4. Pelaksanaan birokrasi dalam bidang-bidang tertentu memerlukan latihan dan keahlian khusus.
5. Kegiatan kemampuan kerja yang maksimal dari
pelaksanaan-pelaksanaannya, terlepas dari kenyataan bahwa waktu bekerja
pada organisasi tersebut secara tegas dibatasi.
6. Pelaksanaan didasarkan pada ketentuan-ketentuan umum yang bersifat
langgeng atau kurang lenggeng, kesemuanya dapat dipelajari. Pengetahuan
akan peraturan-peraturan memerlukan cara yang khusus. Meliputi hukum ,
ketatalaksanaan administrasi dan perusahaan.
Dengan memperhatikan ciri-ciri yang telah diuraikan maka dapat dikatakan
birokrasi peling sedikut mencangkup lima unsure, yaitu :
1. Organisasi
2. Pengerahan tenaga
3. Sifat yang teratur
4. Mempunyai tujuan.
Organisasi merupakan suatu cara untuk mengumpulkan tenaga serta
membagi-bagikan kekuasaan dan wewenang. Apabila dilihat pada pembagian
kekuasaan tersebut, maka didalam suatu organisasi terdapat :
1. Penguasa dan mereka yang dikuasai
2. Hirarki, yaitu urutan kekuasaan secara vertical/bertingkat dari atas ke bawah.
3. Ada pembagian tugas horizontal, yaitu pembagian tugas antara beberapa
bagian, dimana bagian tersebut mempunyai kekuasaan dan wewenang yang
setingkat atau sederajat.
4. Ada suatu kelompok sosial.
F. PEMECAHAN MASALAH SOSIAL
Dewasa ini ditemukan cara-cara analisis yang lebih efektif, walaupun
metode-metode lama yang terbukti tidak efektif, belum dapat dihilangkan
begitu saja. Hal ini disebabkan ilmu social pada umumnya belum sanggup
untuk menetapkan secara mutlak dan pasti apa yang merupakan masalah
social pokok. Lagi pula pengaruh pemecahan masalah social tidak
dirasakan dengan segera, tetapi setelah jangka waktu yang cukup lama.
Akhirnya perlu dicatat bahwa pasti ada reaksi terhadap masalah social
menyangkut nilai-nilai dan perasaan social. Akan tetapi walaupun ada
kekurangan, namun penelitian terhadap masalah social berkembang terus.

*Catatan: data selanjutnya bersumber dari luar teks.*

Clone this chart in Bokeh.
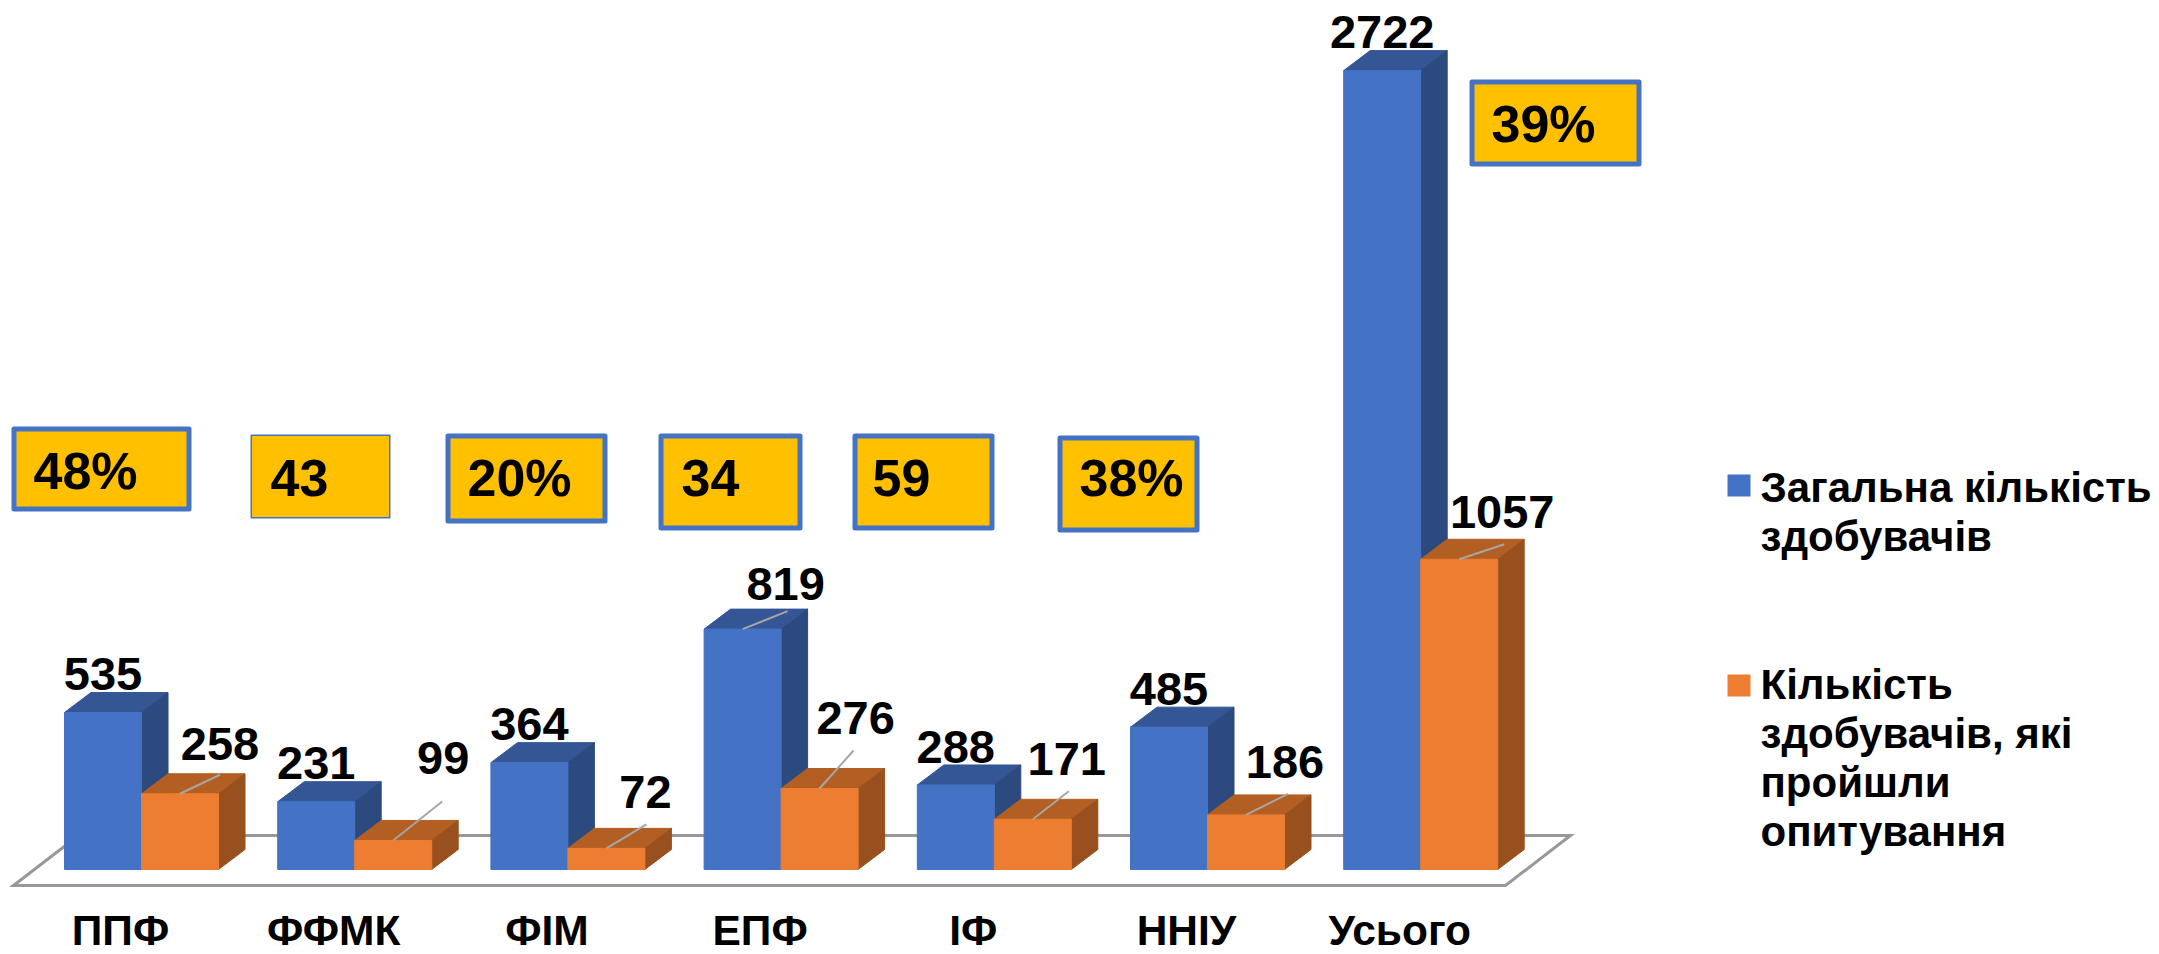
from bokeh.plotting import figure
from bokeh.models import Range1d, FixedTicker, ColumnDataSource
from bokeh.core.properties import value
from bokeh.embed import file_html
from bokeh.resources import INLINE

# ---- data
categories = ["ППФ", "ФФМК", "ФІМ", "ЕПФ", "ІФ", "ННІУ", "Усього"]
total = [535, 231, 364, 819, 288, 485, 2722]
surveyed = [258, 99, 72, 276, 171, 186, 1057]
share_labels = ["48%", "43", "20%", "34", "59", "38%", "39%"]
legend_total = ["Загальна кількість", "здобувачів"]
legend_surveyed = ["Кількість", "здобувачів, які", "пройшли", "опитування"]

# ---- styling and layout (pixels)
W, H = 2159, 954
FRAME_H = 892
PX_GROUP = 213.2     # px per category
PX_VALUE = 0.2935    # px per unit of value
X0, Y0 = 141, 869    # px of first category centre and of the value 0
BAR_PX = 77
DEPTH_X, DEPTH_Y = 26.5, 20
FONT = value("Liberation Sans")
BLUE, BLUE_TOP, BLUE_SIDE = "#4472C4", "#345694", "#2C4A7E"
ORANGE, ORANGE_TOP, ORANGE_SIDE = "#ED7D31", "#B35E22", "#98511E"
GRAY = "#989898"
BASE_FIX = 0.39      # rendered alphabetic baseline correction, in em

def X(px): return (px - X0) / PX_GROUP
def Y(py): return (Y0 - py) / PX_VALUE

p = figure(width=W, height=H, frame_width=W, frame_height=FRAME_H,
           x_range=Range1d(X(0), X(W)), y_range=Range1d(Y(FRAME_H), Y(0)),
           output_backend="svg", toolbar_location=None, min_border=0,
           outline_line_color=None, background_fill_color="white")
p.grid.visible = False
p.yaxis.visible = False

LABEL_SHIFT = -21 / PX_GROUP
idx = list(range(len(categories)))
ticks = [i + LABEL_SHIFT for i in idx]
ax = p.xaxis[0]
ax.ticker = FixedTicker(ticks=ticks)
ax.major_label_overrides = {t: c for t, c in zip(ticks, categories)}
ax.axis_line_color = None
ax.major_tick_line_color = None
ax.minor_tick_line_color = None
ax.major_tick_out = 0
ax.major_tick_in = 0
ax.major_label_standoff = 14
ax.major_label_text_font = "Liberation Sans"
ax.major_label_text_font_style = "bold"
ax.major_label_text_font_size = "42.5px"
ax.major_label_text_color = "black"

# floor
p.patch([X(13), X(78), X(1570), X(1505), X(13)], [Y(885), Y(835), Y(835), Y(885), Y(885)],
        fill_color=None, line_color=GRAY, line_width=3, line_join="miter")

bw = BAR_PX / PX_GROUP
dx, dy = DEPTH_X / PX_GROUP, DEPTH_Y / PX_VALUE

def bars(values, left_off, front, top, side):
    xs_side, ys_side, xs_top, ys_top = [], [], [], []
    for i, v in enumerate(values):
        l = i + left_off
        r = l + bw
        xs_side.append([r, r + dx, r + dx, r])
        ys_side.append([0, dy, v + dy, v])
        xs_top.append([l, r, r + dx, l + dx])
        ys_top.append([v, v, v + dy, v + dy])
    p.patches(xs_top, ys_top, fill_color=top, line_color=top, line_width=1)
    p.patches(xs_side, ys_side, fill_color=side, line_color=side, line_width=1)
    p.vbar(x=[i + left_off + bw / 2 for i in idx], top=values, bottom=0, width=bw,
           fill_color=front, line_color=front, line_width=1)

bars(total, -bw, BLUE, BLUE_TOP, BLUE_SIDE)
bars(surveyed, 0, ORANGE, ORANGE_TOP, ORANGE_SIDE)

# leader lines: offsets (px) from bar top centre
lead_total = {3: (45, -18)}
lead_surveyed = {0: (40, -19), 1: (49, -39), 2: (40, -24), 3: (34, -38),
                 4: (36, -28), 5: (42, -21), 6: (45, -15)}
sx0, sy0, sx1, sy1 = [], [], [], []
for i, (ox, oy) in lead_total.items():
    sx0.append(i - bw / 2); sy0.append(total[i])
    sx1.append(i - bw / 2 + ox / PX_GROUP); sy1.append(total[i] - oy / PX_VALUE)
for i, (ox, oy) in lead_surveyed.items():
    sx0.append(i + bw / 2); sy0.append(surveyed[i])
    sx1.append(i + bw / 2 + ox / PX_GROUP); sy1.append(surveyed[i] - oy / PX_VALUE)
p.segment(sx0, sy0, sx1, sy1, line_color="#A6A6A6", line_width=2)

# value labels with pixel offsets from bar top centre
LABEL_SIZE = 47
off_total = [(0, -20), (0, -20), (0, -20), (43, -27), (0, -20), (0, -20), (0, -20)]
off_surveyed = [(40, -31), (50, -64), (39, -38), (36, -52), (34, -42), (39, -35), (43, -29)]
src = ColumnDataSource(dict(
    x=[i - bw / 2 for i in idx] + [i + bw / 2 for i in idx],
    y=total + surveyed,
    t=[str(v) for v in total + surveyed],
    xo=[o[0] for o in off_total + off_surveyed],
    yo=[o[1] - BASE_FIX * LABEL_SIZE for o in off_total + off_surveyed],
))
p.text(x="x", y="y", text="t", x_offset="xo", y_offset="yo", source=src,
       text_font=FONT, text_font_style="bold", text_font_size=f"{LABEL_SIZE}px",
       text_color="black", text_align="center", text_baseline="alphabetic")

# share plaques
boxes = [(11, 191, 426, 511, 5), (250, 390, 434, 518, 1.5), (445, 607, 433, 523, 5),
         (658, 802, 433, 530, 5), (852, 994, 433, 530, 5), (1057, 1199, 435, 532, 5),
         (1469, 1641, 79, 166, 5)]
text_pos = [(33, 491), (270, 498), (467, 498), (681, 498), (872, 498), (1079, 498), (1491, 144)]
SHARE_SIZE = 52
for (l, r, t, b, lw), (tx, ty), s in zip(boxes, text_pos, share_labels):
    h = lw / 2
    p.quad(left=X(l + h), right=X(r - h), top=Y(t + h), bottom=Y(b - h),
           fill_color="#FFC000", line_color=BLUE, line_width=lw, line_join="round")
    p.text(x=[X(tx)], y=[Y(ty - BASE_FIX * SHARE_SIZE)], text=[s], text_font=FONT,
           text_font_style="bold", text_font_size=f"{SHARE_SIZE}px", text_color="black",
           text_align="left", text_baseline="alphabetic")

# legend
LEG_SIZE = 42
def legend(lines, color, sq_top, first_base):
    p.quad(left=X(1727), right=X(1750), top=Y(sq_top), bottom=Y(sq_top + 22),
           fill_color=color, line_color=None)
    ys = [Y(first_base + 49 * k - BASE_FIX * LEG_SIZE) for k in range(len(lines))]
    p.text(x=[X(1760)] * len(lines), y=ys, text=lines, text_font=FONT, text_font_style="bold",
           text_font_size=f"{LEG_SIZE}px", text_color="black", text_align="left",
           text_baseline="alphabetic")

legend(legend_total, BLUE, 474, 503)
legend(legend_surveyed, ORANGE, 674, 700)

open("out.html", "w").write(file_html(p, INLINE))
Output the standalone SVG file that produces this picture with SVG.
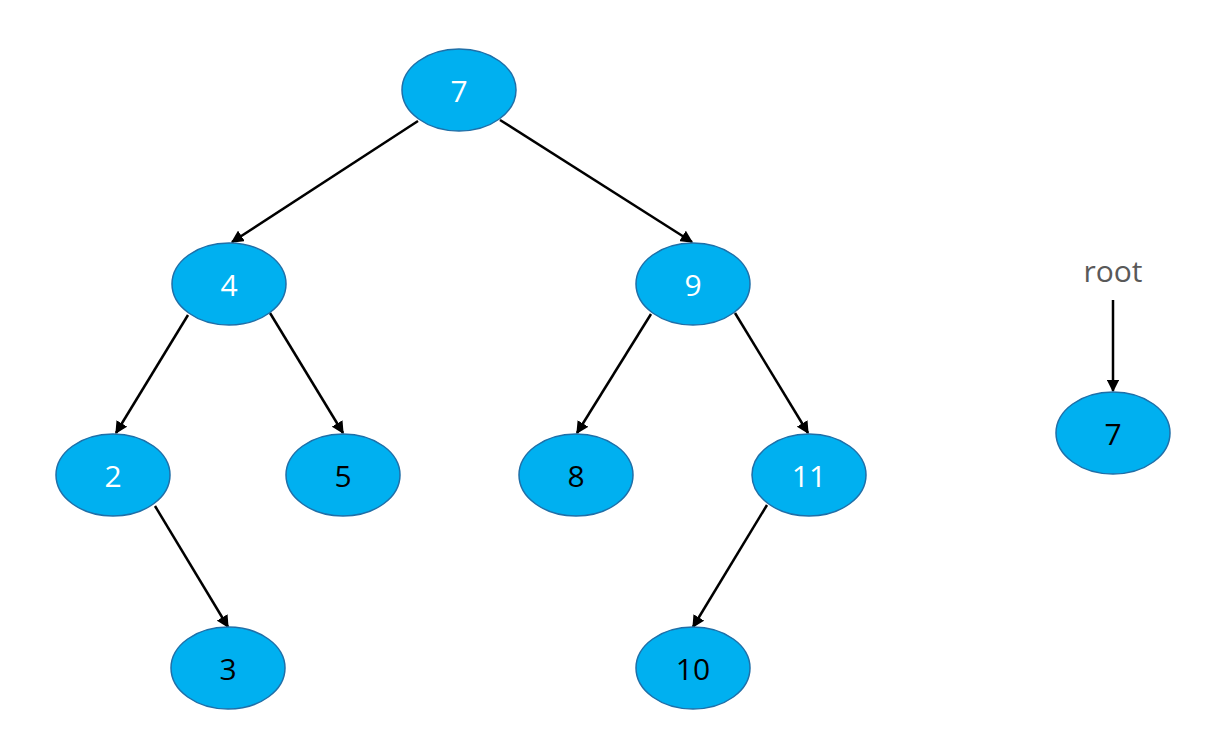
<svg xmlns="http://www.w3.org/2000/svg" width="1221" height="742" viewBox="0 0 1221 742">
<style>
.n ellipse{fill:#00B0F0;stroke:#1F6FA8;stroke-width:1.5}
.n text{font-family:"Open Sans","Liberation Sans",sans-serif;font-size:30px;text-anchor:middle;dominant-baseline:central}
.w{fill:#fff}.b{fill:#000}
.e line{stroke:#000;stroke-width:2.5;marker-end:url(#a)}
</style>
<defs><marker id="a" viewBox="0 0 10 10" refX="9" refY="5" markerWidth="5" markerHeight="5" orient="auto"><path d="M0,0L10,5L0,10z" fill="#000"/></marker></defs>
<rect width="1221" height="742" fill="#fff"/>
<g class="e">
<line x1="418" y1="121" x2="232" y2="242"/>
<line x1="500" y1="120" x2="692" y2="242"/>
<line x1="188" y1="315" x2="116" y2="433"/>
<line x1="270" y1="313" x2="343" y2="433"/>
<line x1="651" y1="314" x2="577" y2="433"/>
<line x1="735" y1="313" x2="808" y2="433"/>
<line x1="155" y1="506" x2="228" y2="627"/>
<line x1="767" y1="505" x2="693" y2="627"/>
<line x1="1113" y1="300" x2="1113" y2="391"/>
</g>
<g id="n7" class="n"><ellipse cx="459" cy="90" rx="57" ry="41"/><text x="459" y="90" class="w">7</text></g>
<g id="n4" class="n"><ellipse cx="229" cy="284" rx="57" ry="41"/><text x="229" y="284" class="w">4</text></g>
<g id="n9" class="n"><ellipse cx="693" cy="284" rx="57" ry="41"/><text x="693" y="284" class="w">9</text></g>
<g id="n2" class="n"><ellipse cx="113" cy="475" rx="57" ry="41"/><text x="113" y="475" class="w">2</text></g>
<g id="n5" class="n"><ellipse cx="343" cy="475" rx="57" ry="41"/><text x="343" y="475" class="b">5</text></g>
<g id="n8" class="n"><ellipse cx="576" cy="475" rx="57" ry="41"/><text x="576" y="475" class="b">8</text></g>
<g id="n11" class="n"><ellipse cx="809" cy="475" rx="57" ry="41"/><text x="809" y="475" class="w">11</text></g>
<g id="n3" class="n"><ellipse cx="228" cy="668" rx="57" ry="41"/><text x="228" y="668" class="b">3</text></g>
<g id="n10" class="n"><ellipse cx="693" cy="668" rx="57" ry="41"/><text x="693" y="668" class="b">10</text></g>
<g id="r7" class="n"><ellipse cx="1113" cy="433" rx="57" ry="41"/><text x="1113" y="433" class="b">7</text></g>
<g id="root"><text x="1113" y="270" font-family="Open Sans,Liberation Sans,sans-serif" font-size="30" fill="#595959" text-anchor="middle" dominant-baseline="central">root</text></g>
</svg>
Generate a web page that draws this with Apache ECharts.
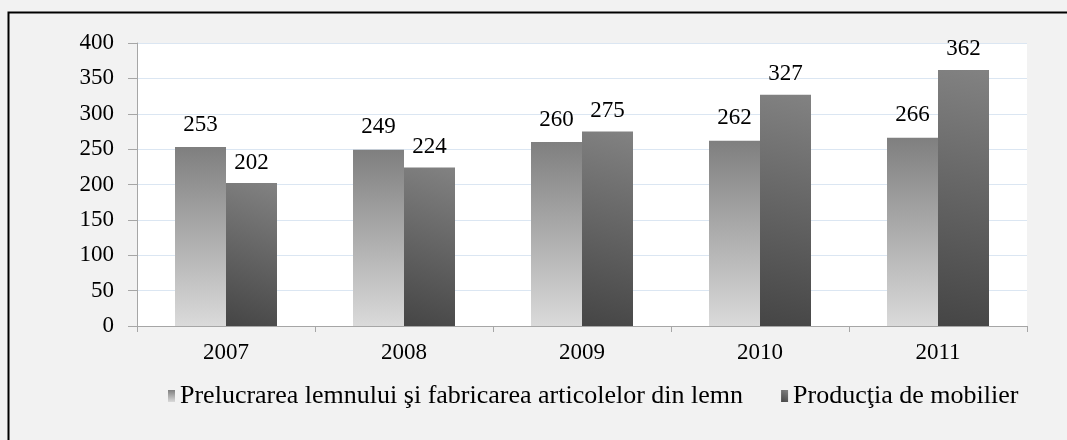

Metode yang digunakan ada yang bersifat preventif dan represif. Metode
yang preventif jelas lebih sulit dilaksanakan, karena harus didasarka
pada penelitian yang mendalam terhadap sebab-sebab terjadinya masalah
social. Metode represif lebih banyak digunakan, artinya setelah suatu
gejala dapat dipastikan sebagai masalah social, baru diambil
tindakan-tindakan untuk mengatasainya. Di dalam mengatasi masalah social
tidaklah perlu semata-mata melihat aspek sosiologisnya, tetapi juga
aspek-aspek lainnya. Sehingga, diperlukan suatu kerja sama antara ilmu
pengetahuan kemasyarakatan pada khususnya untuk memecahkan masalah
social yang dihadapi.
G. PERENCANAAN SOSIAL (SOCIAL PLANNING)
Perencanaan social pada dewasa ini menjadi cirri umum bagi masyarakat
yang sedang mengalami perubahan atau perkembangan. Sebenarnya
perencanaan social yang bertujuan untuk melihat jauh ke muka telah ada
sejak dahulu dan telah pula difikirkan oleh para sosiolog.
Suatu perencanaan social tak akan berarti banyak, apabila
individu-individu tidak belajar untuk mencelah gejala-gejala social
secara obyektif sehingga dia dapat turut serta dalam perencanaan
tersebut. Prasyaratan suatu perencanaan social yang efektif adalah :
1. adanya unsur moderen dalam masyarakat yang mencangkup sustu system
ekonomi dimana telah dipergunakan uang, urbanisasi yang teratur,
inteligensia di bidang teknik dan ilmu pengetahuan dan suatu system
administrasi yang baik.
2. Adanya system pengumpulan keterangan dan analisis yang baik.
3. terdapatnya sikap public yang baik terhadap usaha-usaha perencanaan social
4. Adanya pimpinan ekonomi dan politik yang progresif.